Eine solche Möglichkeit, die geltend gemachten Straßenreinigungsentgelte auf die Richtigkeit ihrer Bemessungsgrundlage überprüfen zu können, hat der Adressat der Rechnung praktisch nicht. Die BSR nimmt deshalb zwangsläufig das Vertrauen der Adressaten in Anspruch. Dies prägt wiederum deren Empfängerhorizont. Da die Eigentümer damit rechnen dürfen, dass die Tarife nicht manipulativ gebildet werden, erklärt der Rechnungssteller dies in seinem Anspruchsschreiben konkludent. Für die BSR gilt dies im besonderen Maße, weil sie als öffentlich-rechtlich verfasster Rechtsträger wegen ihrer besonderen Verpflichtung zur Gesetzmäßigkeit gegenüber ihren Kunden gehalten ist, eine rechtskonforme Tarifgestaltung vorzunehmen.

Dass sie diese Pflicht eingehalten hat, versichert sie stillschweigend, wenn sie gegenüber ihren Kunden auf der Grundlage der Tarife abrechnet.  

Einem entsprechenden Irrtum unterlagen auch die Adressaten der Rechnungen.

Der im Rahmen der Täuschungshandlung maßgebliche Empfängerhorizont spiegelt sich regelmäßig in dem Vorstellungsbild auf Seiten der Empfänger wider. Deshalb kommt es – worauf das Landgericht zutreffend hingewiesen hat – nicht darauf an, ob die Adressaten sich eine konkrete Vorstellung über die Berechnung der Reinigungsentgelte und die in Ansatz gebrachten Bemessungsgrundlagen gemacht haben. Entscheidend ist vielmehr, dass die Empfänger der Zahlungsaufforderungen sich jedenfalls in einer wenngleich allgemein gehaltenen Vorstellung befanden, dass die Tarifberechnung „in Ordnung“ sei, zumal die Höhe der Tarife ihre eigenen finanziellen Interessen unmittelbar berührte (vgl. BGHSt 2, 325; 24, 386, 389; Fischer, StGB 56. Aufl. § 263 Rdn. 35).

Damit gingen sie – jedenfalls in der Form des sachgedanklichen Mitbewusstseins (vgl. BGHSt 51, 165, 174) – davon aus, dass die Bemessungsgrundlage zutreffend bestimmt und die Tarife nicht manipulativ zu ihren Lasten erhöht wurden.

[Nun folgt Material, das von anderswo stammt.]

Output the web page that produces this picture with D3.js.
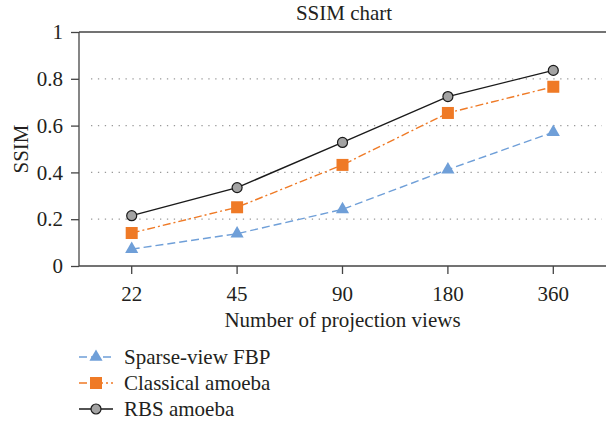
<!DOCTYPE html>
<html>
<head>
<meta charset="utf-8">
<script src="https://cdn.jsdelivr.net/npm/d3@7"></script>
<style>
  body { margin: 0; background: #fff; }
  svg { display: block; }
  svg text { font-family: "Liberation Serif", "DejaVu Serif", "Times New Roman", serif; }
</style>
</head>
<body>
<svg id="chart" width="606" height="427"></svg>
<script>
  var views = ["22", "45", "90", "180", "360"];
  var fbp = [0.072, 0.138, 0.242, 0.412, 0.572];
  var classical = [0.141, 0.251, 0.432, 0.654, 0.766];
  var rbs = [0.215, 0.335, 0.528, 0.724, 0.836];
  var yTicks = [0, 0.2, 0.4, 0.6, 0.8, 1];

  var series = [
    {name: "Sparse-view FBP", values: fbp, color: "#6f9fd8", dash: "8,4", marker: "triangle"},
    {name: "Classical amoeba", values: classical, color: "#ef7a26", dash: "8,3,2,3", marker: "square"},
    {name: "RBS amoeba", values: rbs, color: "#1a1a1a", dash: null, marker: "circle"}
  ];

  var mLeft = 79, mRight = 606, mTop = 32, mBottom = 266;
  var fs = 21;
  var svg = d3.select("#chart");

  var x = d3.scaleBand().domain(views).range([mLeft, mRight]);
  var y = d3.scaleLinear().domain([0, 1]).range([mBottom, mTop]);
  var cx = function(i) { return x(views[i]) + x.bandwidth() / 2; };

  // dotted grid
  svg.append("g").selectAll("line")
    .data(yTicks.filter(function(d) { return d > 0 && d < 1; }))
    .enter().append("line")
    .attr("x1", mLeft + 12).attr("x2", mRight - 4)
    .attr("y1", function(d) { return y(d); }).attr("y2", function(d) { return y(d); })
    .attr("stroke", "#999").attr("stroke-width", 1.3)
    .attr("stroke-dasharray", "1.3,5.6");

  // top frame line at 1
  svg.append("line")
    .attr("x1", mLeft).attr("x2", mRight)
    .attr("y1", y(1)).attr("y2", y(1))
    .attr("stroke", "#444").attr("stroke-width", 1.3);

  var yAxis = svg.append("g")
    .attr("transform", "translate(" + mLeft + ",0)")
    .call(d3.axisLeft(y).tickValues(yTicks).tickSize(8).tickPadding(8)
      .tickFormat(function(d) { return d === 0 || d === 1 ? d : d3.format(".1f")(d); }));
  yAxis.attr("font-family", null).attr("font-size", fs);
  yAxis.select(".domain").attr("stroke", "#444").attr("stroke-width", 1.3).attr("d", "M0," + mTop + "V" + mBottom);
  yAxis.selectAll(".tick line").attr("stroke", "#444").attr("stroke-width", 1.3);
  yAxis.selectAll(".tick text").attr("fill", "#231f20");

  var xAxis = svg.append("g")
    .attr("transform", "translate(0," + mBottom + ")")
    .call(d3.axisBottom(x).tickSize(8).tickPadding(12));
  xAxis.attr("font-family", null).attr("font-size", fs);
  xAxis.select(".domain").attr("stroke", "#444").attr("stroke-width", 1.3).attr("d", "M" + mLeft + ",0H" + mRight);
  xAxis.selectAll(".tick line").attr("stroke", "#444").attr("stroke-width", 1.3);
  xAxis.selectAll(".tick text").attr("fill", "#231f20");

  // title and axis labels
  svg.append("text").attr("x", 344).attr("y", 20).attr("text-anchor", "middle")
    .attr("font-size", fs).attr("fill", "#231f20").text("SSIM chart");
  svg.append("text").attr("transform", "translate(28," + ((mTop + mBottom) / 2) + ") rotate(-90)")
    .attr("text-anchor", "middle").attr("font-size", fs).attr("fill", "#231f20").text("SSIM");
  svg.append("text").attr("x", (mLeft + mRight) / 2).attr("y", 327).attr("text-anchor", "middle")
    .attr("font-size", fs).attr("fill", "#231f20").text("Number of projection views");

  var line = d3.line().x(function(d, i) { return cx(i); }).y(function(d) { return y(d); });

  function drawMarker(g, s, px, py) {
    if (s.marker === "triangle") {
      g.append("path").attr("d", d3.symbol().type(d3.symbolTriangle).size(75)())
        .attr("transform", "translate(" + px + "," + py + ")").attr("fill", s.color);
    } else if (s.marker === "square") {
      g.append("rect").attr("x", px - 6).attr("y", py - 6).attr("width", 12).attr("height", 12)
        .attr("fill", s.color);
    } else {
      g.append("circle").attr("cx", px).attr("cy", py).attr("r", 5)
        .attr("fill", "#a3a3a3").attr("stroke", "#1a1a1a").attr("stroke-width", 1.2);
    }
  }

  series.forEach(function(s) {
    svg.append("path").datum(s.values)
      .attr("d", line).attr("fill", "none").attr("stroke", s.color).attr("stroke-width", 1.4)
      .attr("stroke-dasharray", s.dash);
    var g = svg.append("g");
    s.values.forEach(function(v, i) { drawMarker(g, s, cx(i), y(v)); });
  });

  // legend
  var legend = svg.append("g");
  series.forEach(function(s, i) {
    var ly = 357 + i * 26;
    legend.append("line").attr("x1", 79).attr("x2", 113).attr("y1", ly).attr("y2", ly)
      .attr("stroke", s.color).attr("stroke-width", 1.4).attr("stroke-dasharray", s.dash);
    drawMarker(legend, s, 96, ly);
    legend.append("text").attr("x", 124).attr("y", ly + 7).attr("font-size", fs).attr("fill", "#231f20").text(s.name);
  });
</script>
</body>
</html>
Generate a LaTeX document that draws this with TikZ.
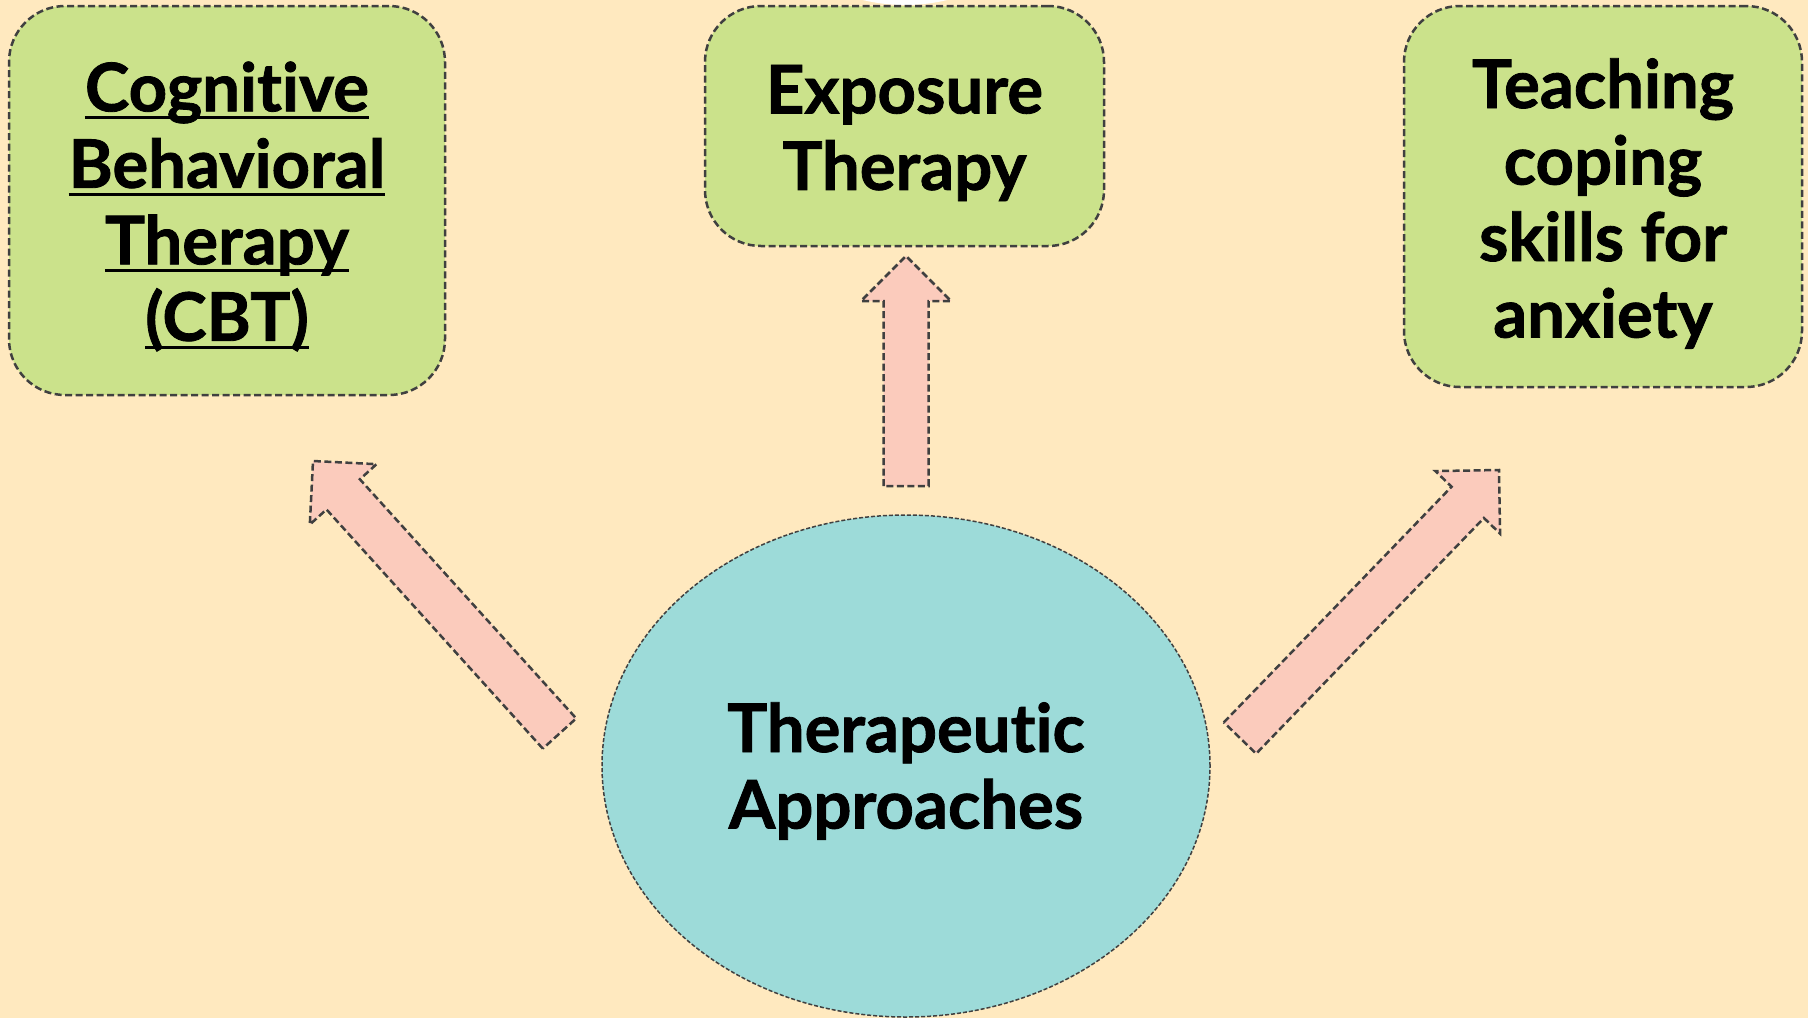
\documentclass[tikz,border=0pt]{standalone}
\usepackage{fontspec}
\setmainfont{Lato}[Ligatures=NoCommon, BoldFeatures={FakeBold=1.2}]
\usetikzlibrary{calc,shapes.geometric}
\definecolor{bgc}{HTML}{FFE9BF}
\definecolor{boxc}{HTML}{CBE28B}
\definecolor{circc}{HTML}{9DDBD9}
\definecolor{arrc}{HTML}{FBCBBC}
\definecolor{edgec}{HTML}{404040}
\newcommand\ulx[1]{\setbox0\hbox{#1}\makebox[0pt][l]{\rule[-8pt]{\wd0}{3pt}}\box0}
\newcommand\blockarrow[2]{%
  \path ($(#2)!45pt!(#1)$) coordinate (h);
  \draw[arrowstyle]
    ($(#1)!22.5pt!90:(#2)$) --
    ($(h)!22.5pt!90:(#2)$) --
    ($(h)!45pt!90:(#2)$) --
    (#2) --
    ($(h)!45pt!-90:(#2)$) --
    ($(h)!22.5pt!-90:(#2)$) --
    ($(#1)!22.5pt!-90:(#2)$) -- cycle;
}
\begin{document}
\begin{tikzpicture}[x=1pt,y=-1pt,
  txt/.style={font=\fontsize{67}{76.5}\selectfont\bfseries, align=center, text=black, inner sep=0pt},
  greenbox/.style={draw=edgec, line width=2.5pt, dash pattern=on 7pt off 3.5pt,
    fill=boxc, rounded corners=56pt, inner sep=0pt},
  arrowstyle/.style={draw=edgec, line width=2.5pt, dash pattern=on 7pt off 3.5pt,
    fill=arrc, line join=miter}]
\useasboundingbox (0,0) rectangle (1808,1018);
\fill[bgc] (0,0) rectangle (1808,1018);
\begin{scope}
\clip (0,0) rectangle (1808,1018);
\fill[white] (905,-174) circle[radius=179];
\end{scope}
% boxes
\node[greenbox, minimum width=436pt, minimum height=389pt] (cbt) at (227,200.5) {};
\node[txt] (cbtt) at ($(cbt)+(0,6)$)
  {\ulx{Cognitive}\\\ulx{Behavioral}\\\ulx{Therapy}\\\ulx{(CBT)}};
\node[greenbox, minimum width=399pt, minimum height=240pt] (exp) at (904.5,126) {};
\node[txt] (expt) at ($(exp)+(0,7)$) {Exposure\\Therapy};
\node[greenbox, minimum width=398pt, minimum height=381pt] (cop) at (1603,196.5) {};
\node[txt] (copt) at ($(cop)+(0,7)$) {Teaching\\coping\\skills for\\anxiety};
% centre
\node[ellipse, draw=edgec, line width=1.5pt, dash pattern=on 4pt off 2pt,
  fill=circc, minimum width=608pt, minimum height=502pt, inner sep=0pt] (ther) at (906,766) {};
\node[txt] (thert) at ($(ther)+(0,5)$) {Therapeutic\\Approaches};
% arrow end points
\coordinate (upT) at (906,486);
\coordinate (upP) at (906,256);
\coordinate (lT) at (559.5,733.5);
\coordinate (lP) at (313,461);
\coordinate (rT) at (1240,738);
\coordinate (rP) at (1499,470);
\blockarrow{upT}{upP}
\blockarrow{lT}{lP}
\blockarrow{rT}{rP}
\end{tikzpicture}
\end{document}
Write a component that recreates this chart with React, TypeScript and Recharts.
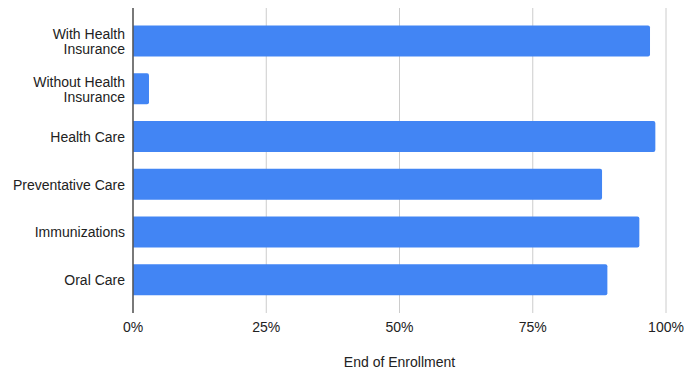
import React from 'react';
import {
  BarChart,
  Bar,
  XAxis,
  YAxis,
  CartesianGrid,
} from 'recharts';

const categories = [
  'With Health Insurance',
  'Without Health Insurance',
  'Health Care',
  'Preventative Care',
  'Immunizations',
  'Oral Care',
];

const endOfEnrollment = [97, 3, 98, 88, 95, 89];

const xTicks = [0, 25, 50, 75, 100];

const chartData = categories.map((name, i) => ({
  name,
  value: endOfEnrollment[i],
}));

const FONT = '"Liberation Sans", Arial, sans-serif';

// wrap long labels the way the original does (two lines max)
const wrapLabel = (text: string, maxChars = 18): string[] => {
  if (text.length <= maxChars) return [text];
  const words = text.split(' ');
  const lines: string[] = [];
  let cur = '';
  words.forEach((w) => {
    const next = cur ? `${cur} ${w}` : w;
    if (next.length > maxChars && cur) {
      lines.push(cur);
      cur = w;
    } else {
      cur = next;
    }
  });
  if (cur) lines.push(cur);
  return lines;
};

const CategoryTick = (props: any) => {
  const { x, y, payload } = props;
  const lines = wrapLabel(payload.value);
  const lineHeight = 15;
  const startY = y - ((lines.length - 1) * lineHeight) / 2;
  return (
    <text
      x={x}
      y={startY}
      textAnchor="end"
      fill="#222"
      fontSize={14}
      fontFamily={FONT}
      dominantBaseline="central"
    >
      {lines.map((line, i) => (
        <tspan key={i} x={x} y={startY + i * lineHeight} dominantBaseline="central">
          {line}
        </tspan>
      ))}
    </text>
  );
};

export default function App() {
  return (
    <div style={{ position: 'absolute', left: 0, top: 0, background: '#fff' }}>
      <BarChart
        width={684}
        height={374}
        data={chartData}
        layout="vertical"
        margin={{ top: 8, right: 18, left: 0, bottom: 0 }}
      >
        <CartesianGrid
          horizontal={false}
          stroke="#cccccc"
          strokeWidth={1}
        />
        <XAxis
          type="number"
          domain={[0, 100]}
          ticks={xTicks}
          tickFormatter={(v: number) => `${v}%`}
          axisLine={false}
          tickLine={false}
          tickMargin={3}
          height={61}
          tick={{ fill: '#222', fontSize: 14, fontFamily: FONT }}
          label={{
            value: 'End of Enrollment',
            position: 'insideBottom',
            offset: 7,
            fill: '#222',
            fontSize: 14,
            fontFamily: FONT,
          }}
        />
        <YAxis
          type="category"
          dataKey="name"
          width={133}
          padding={{ top: 9.5, bottom: 9 }}
          axisLine={{ stroke: '#555', strokeWidth: 1.5 }}
          tickLine={false}
          tick={<CategoryTick />}
          interval={0}
        />
        <Bar
          dataKey="value"
          fill="#4285f4"
          barSize={31}
          radius={[0, 2, 2, 0]}
          isAnimationActive={false}
        />
      </BarChart>
    </div>
  );
}
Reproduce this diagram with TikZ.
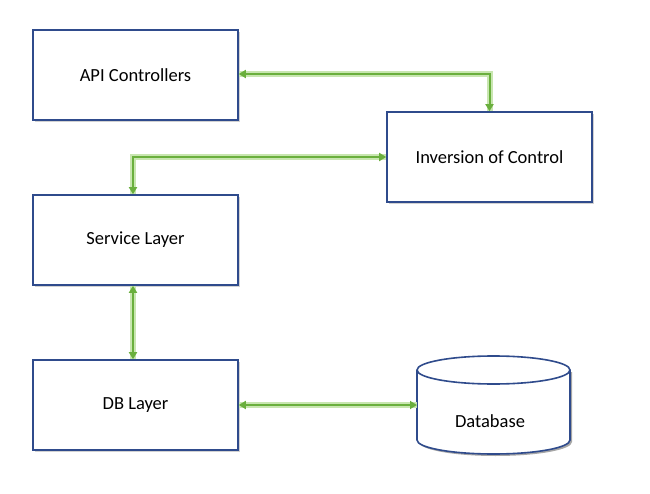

Insofern ist bei ihnen ein Irrtum erregt worden, weil sie auf eine ordnungsgemäße Abrechnung vertrauten und in diesem Bewusstsein auch die Rechnungen der BSR als gesetzeskonforme Zahlungsanforderung ansahen.

Die grundversorgten Kunden können gar nicht anders, als darauf vertrauen, dass die Allgemeinen Preise der Grundversorgung vom leistungsbestimmungsberechtigten und -verpflichteten Grundversorger entsprechend den gesetzlichen Bestimmungen der Billigkeit entsprechend kalkuliert wurden.

Die Möglichkeit der Unbilligkeitseinrede gem. § 17 Abs. 1 Satz 3 Grundversorgungsverordnung (wie sie auch den BSR- Kunden offen stand, vgl. BGH X ZR 60/04 und BGH X ZR 99/04) ändert hieran nichts.